Matthew did mention women but he didn't include them in the patrilineal descent. He merely mentioned significant wives of the men Joseph descended from. We don't know why Matthew does this and not Luke, but since Luke doesn't mention women at all, it makes sense that Mary wouldn't be mentioned either. She's only indirectly mentioned in Luke 3:23. 

 

 

"How do you know Matthew and Luke weren't conspirators trying to deceive their readers or wrote contradictory genealogies out of ignorance?"

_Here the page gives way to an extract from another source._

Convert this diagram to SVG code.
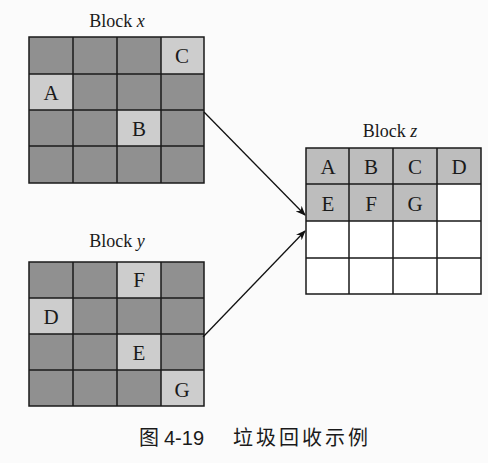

The explanation of dual lineages is much more plausible than alternative explanations. It's clear that Matthew and Luke weren't even trying to trace the same lineage since they differ on every link in the chain from Jesus to David. They even differ on the identity of Joseph's "father", which would have been easy to figure out since Jewish lineages were very public and accessible for tax and inheritance purposes (Numbers 36:1-4, Luke 2:1-5). And even with a late dating of the Gospels (90AD) many of Jesus' contemporaries would have still been alive to identify the alleged error. If Matthew and Luke were attempting to match genealogies but got them wrong, we would expect some similarities between the two; they would start off agreeing on Jesus' grandfather, then veer off after several generations with contradicting names. 

Furthermore, Christians throughout church history didn't see this as a contradiction. If skeptics are right that the genealogies and Bible are fabricated by deceptive Christians, then the early Christian editors would have corrected this obvious "contradiction". However, early Christians didn't see it as a contradiction and have offered several much more plausible explanations throughout history. Alternative explanations of conspiracy or ignorance simply don't hold up.